As malas da mudança também são diversas e presentes, carregando nossos sonhos para uma expectativa de uma vida melhor, um mundo melhor e uma realidade capaz de nos fazer felizes pelo simples fato de crermos estar-mo-nos dirigindo para uma vida melhor e uma realidade diferente daquela que até então encarávamos diariamente. O peso dessa mala é imenso, pois carrega uma vida inteira de histórias, contempla o conhecimento e a desfragmentação de tudo que, até então, havia sido construído.
Quando o trabalho exige, nossas malas levam a saudade de casa, carregadas de responsabilidades e uma missão a cumprir, uma mate e desafios que carregamos para encontrar uma possibilidade de sucesso e reconhecimento.

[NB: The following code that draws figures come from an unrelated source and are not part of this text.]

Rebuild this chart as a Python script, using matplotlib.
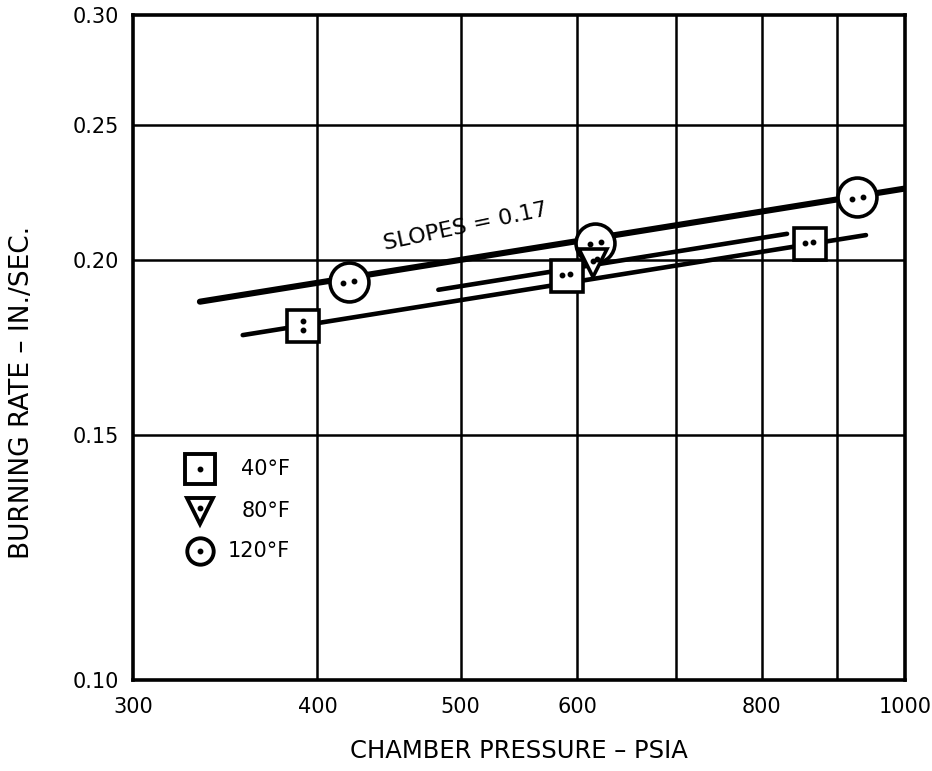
import matplotlib
matplotlib.use("Agg")
import matplotlib.pyplot as plt
import numpy as np
from matplotlib.transforms import offset_copy

plt.rcParams['font.family'] = ['DejaVu Sans']

# Measured burning rates (in./sec) versus chamber pressure (psia)
pressure_40 = [391, 590, 862]
rate_40 = [0.1795, 0.195, 0.2055]
pressure_80 = [615]
rate_80 = [0.199]
pressure_120 = [420, 617, 928]
rate_120 = [0.193, 0.206, 0.222]

# Fitted burning-rate lines: r = r600 * (p / 600) ** slope
slope = 0.17
r600_40, r600_80, r600_120 = 0.1932, 0.1977, 0.2065
span_40 = [356, 941]
span_80 = [483, 832]
span_120 = [333, 1000]

x_ticks = [300, 400, 500, 600, 800, 1000]
x_grid = [400, 500, 600, 700, 800, 900]
y_ticks = [0.10, 0.15, 0.20, 0.25, 0.30]
y_grid = [0.15, 0.20, 0.25]
legend_labels = ['40\u00b0F', '80\u00b0F', '120\u00b0F']

fig = plt.figure(figsize=(9.32, 7.71), dpi=100)
ax = fig.add_axes([0.1427, 0.118, 0.8283, 0.8625])
ax.set_xscale('log')
ax.set_yscale('log')
ax.set_xlim(300, 1000)
ax.set_ylim(0.10, 0.30)

for gx in x_grid:
    ax.axvline(gx, color='black', lw=1.8, zorder=1)
for gy in y_grid:
    ax.axhline(gy, color='black', lw=1.8, zorder=1)

for sp in ax.spines.values():
    sp.set_linewidth(2.6)

ax.xaxis.set_major_locator(matplotlib.ticker.FixedLocator(x_ticks))
ax.xaxis.set_minor_locator(matplotlib.ticker.NullLocator())
ax.set_xticklabels([str(v) for v in x_ticks])
ax.yaxis.set_major_locator(matplotlib.ticker.FixedLocator(y_ticks))
ax.yaxis.set_minor_locator(matplotlib.ticker.NullLocator())
ax.set_yticklabels([f"{v:.2f}" for v in y_ticks])
ax.tick_params(axis='both', length=0, labelsize=15)
ax.tick_params(axis='x', pad=12)
ax.tick_params(axis='y', pad=10)

def fit_line(r600, span, lw):
    p = np.array(span, dtype=float)
    ax.plot(p, r600 * (p / 600.0) ** slope, color='black', lw=lw,
            solid_capstyle='round', zorder=2)

fit_line(r600_120, span_120, 4.4)
fit_line(r600_40, span_40, 3.3)
fit_line(r600_80, span_80, 3.3)

def dots(px, py, offsets):
    for (dx, dy) in offsets:
        tr = offset_copy(ax.transData, fig=fig, x=dx, y=dy, units='points')
        ax.plot([px], [py], 'o', ms=3.2, color='black', transform=tr, zorder=6)

# 40 F squares
for i, (p, r) in enumerate(zip(pressure_40, rate_40)):
    ax.plot(p, r, 's', ms=23, mfc='white', mec='black', mew=2.6, zorder=4)
    if i == 0:
        dots(p, r, [(0, 3.5), (0, -3.0)])
    else:
        dots(p, r, [(-3.5, 0.5), (2.5, 1.5)])

# 120 F circles
for p, r in zip(pressure_120, rate_120):
    ax.plot(p, r, 'o', ms=28, mfc='white', mec='black', mew=2.6, zorder=4)
    dots(p, r, [(-4.0, -1.0), (4.0, 0.5)])

# 80 F triangles
for p, r in zip(pressure_80, rate_80):
    ax.plot(p, r, 'v', ms=20, mfc='white', mec='black', mew=2.6, zorder=5)
    dots(p, r, [(0, 1.5), (3.0, 3.0)])

ax.text(504, 0.2115, 'SLOPES = 0.17', fontsize=16, rotation=12,
        ha='center', va='center', zorder=3)

# Symbol key
key_x = 0.0868
key_y = [0.3173, 0.254, 0.194]
key_style = [dict(marker='s', ms=21), dict(marker='v', ms=19), dict(marker='o', ms=19)]
for ky, st, lab in zip(key_y, key_style, legend_labels):
    ax.plot([key_x], [ky], linestyle='none', mfc='white', mec='black', mew=2.8,
            transform=ax.transAxes, zorder=5, **st)
    ax.plot([key_x], [ky + (0.004 if st['marker'] == 'v' else 0)], 'o', ms=3.2,
            color='black', transform=ax.transAxes, zorder=6)
    ax.text(0.2034, ky, lab, transform=ax.transAxes, ha='right', va='center',
            fontsize=15)

ax.set_xlabel('CHAMBER PRESSURE \u2013 PSIA', fontsize=17.5, labelpad=16)
ax.set_ylabel('BURNING RATE \u2013 IN./SEC.', fontsize=19)
ax.yaxis.set_label_coords(-0.127, 0.433)

fig.savefig('out.png', dpi=100)
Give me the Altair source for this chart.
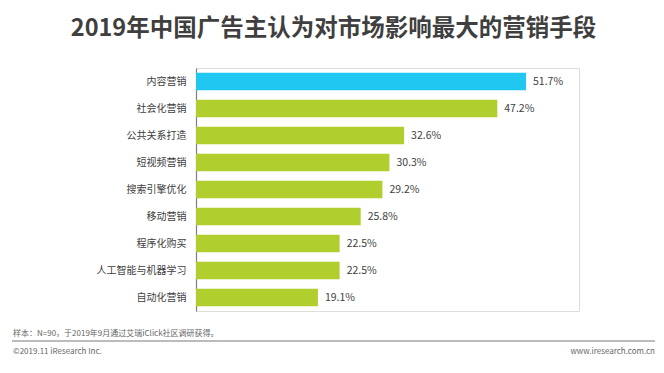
import altair as alt
import pandas as pd

categories = ["内容营销", "社会化营销", "公共关系打造", "短视频营销", "搜索引擎优化",
              "移动营销", "程序化购买", "人工智能与机器学习", "自动化营销"]
values = [51.7, 47.2, 32.6, 30.3, 29.2, 25.8, 22.5, 22.5, 19.1]
highlight = [True, False, False, False, False, False, False, False, False]

title_text = "2019年中国广告主认为对市场影响最大的营销手段"
note_text = "样本：N=90，于2019年9月通过艾瑞iClick社区调研获得。"
copyright_text = "©2019.11 iResearch Inc."
site_text = "www.iresearch.com.cn"

FONT = "Noto Sans CJK SC"
TXT = "#404040"

df = pd.DataFrame({"cat": categories, "val": values, "hl": highlight})
df["label"] = [f"{v:.1f}%" for v in values]

W, H = 383, 243

y_enc = alt.Y("cat:N", sort=categories,
              scale=alt.Scale(paddingInner=0.36, paddingOuter=0.18),
              axis=alt.Axis(title=None, ticks=False, labelPadding=10,
                            labelFont=FONT, labelFontSize=10, labelColor=TXT,
                            domainColor="#7f7f7f", domainWidth=1.2))
x_enc = alt.X("val:Q", scale=alt.Scale(domain=[0, 60], nice=False), axis=None)

bars = alt.Chart(df).mark_bar().encode(
    y=y_enc, x=x_enc,
    color=alt.condition(alt.datum.hl, alt.value("#20C7F0"), alt.value("#B1CE2F")),
)

labels = alt.Chart(df).mark_text(align="left", dx=7, font=FONT, fontSize=10.5,
                                 color=TXT).encode(
    y=alt.Y("cat:N", sort=categories), x="val:Q", text="label:N")

one = alt.Data(values=[{}])

note = alt.Chart(one).mark_text(font=FONT, fontSize=8, color="#666666",
                                align="left", baseline="middle").encode(
    x=alt.value(13 - 196), y=alt.value(334 - 68), text=alt.value(note_text))

rule = alt.Chart(one).mark_rule(color="#a6a6a6", strokeWidth=1.5).encode(
    x=alt.value(12 - 196), x2=alt.value(655 - 196), y=alt.value(341 - 68))

copy = alt.Chart(one).mark_text(font=FONT, fontSize=8, color="#666666",
                                align="left", baseline="middle").encode(
    x=alt.value(13 - 196), y=alt.value(352 - 68), text=alt.value(copyright_text))

site = alt.Chart(one).mark_text(font=FONT, fontSize=8, color="#666666",
                                align="right", baseline="middle").encode(
    x=alt.value(655 - 196), y=alt.value(352 - 68), text=alt.value(site_text))

chart = alt.layer(bars, labels, note, rule, copy, site).properties(
    width=W, height=H,
    title=alt.TitleParams(title_text, font=FONT, fontSize=23.5, fontWeight="bold",
                          color="#3f3f3f", anchor="middle", frame="bounds",
                          baseline="middle", offset=16),
    autosize=alt.AutoSizeParams(type="none"),
    padding={"left": 188, "top": 60, "right": 77, "bottom": 54},
).configure_view(stroke=None).configure(background="white")

chart.save("out.html", embed_options={"renderer": "svg", "actions": False})
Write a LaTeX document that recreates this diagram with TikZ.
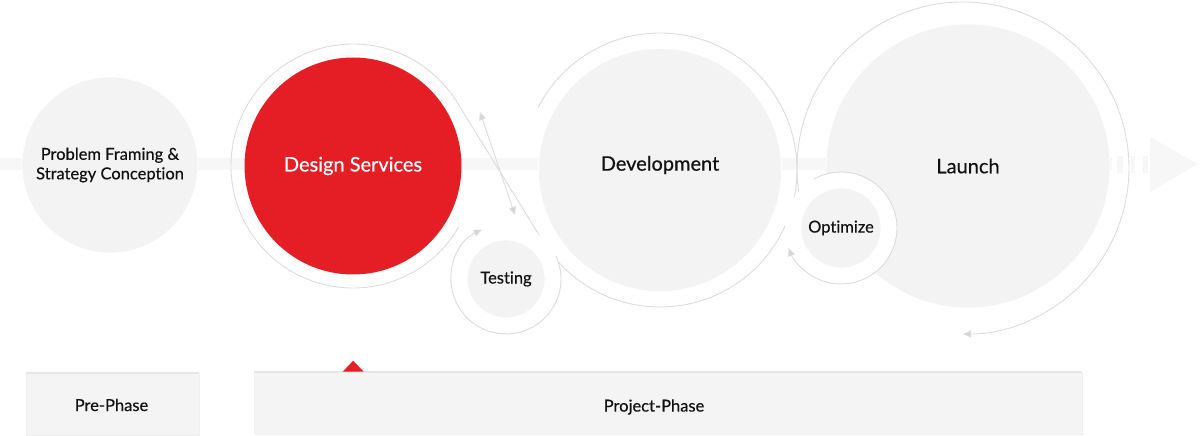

O encontro de famílias que distanciadas um dia foram por conta de inúmeros motivos, também é proporcionado pela mala que o leva a rever aqueles que são do mesmo sangue, que tem a mesma casta e origem. Uma montanha russa de emoções entre o reencontro e a partida na visita que dura sempre um tempo inferior ao que se gostaria, ao que se precisaria para que todos os assuntos e histórias possam ser contados.
Essas malas não sabem fazer o seu trabalho pois deixam o cheiro, deixam cair lembranças, e uma presença fica entre aqueles que ficaram, um resto de saudade que me faz chorar aqueles que, como móveis e paredes, ficam com as flores, ficam como fantasma de quem uma mala levou embora. Quem fica sem a mala tropeça na história passada e vai suspirar a ressaca de acostumar-se sozinho, vai ter que criar uma nova rotina que não mais conta com que uma mala sequestrou.
Já malas da felicidade, levam-nos por viagens inesquecíveis, partem vazias para trazer histórias e imagens que ficarão para sempre nos seus bolsos, nos adesivos e nos ticket's de controle de cada aeroporto, de cada rodoviária e cada lugar que ela te levou visitar e conhecer. As malas de felicidade trazem de volta pessoas que partiram e que ao retornar, trazem aquele que um dia teve que partir e agora completa o cenário que ficara incompleto pela sua ausência.
Assim são as malas, as armas que nos defendem e nos matam, objetos que são lembrados e esquecidos, mas que, sempre que tocados, com muito mais pungência afetarão sentimentos do que são capazes de carregar.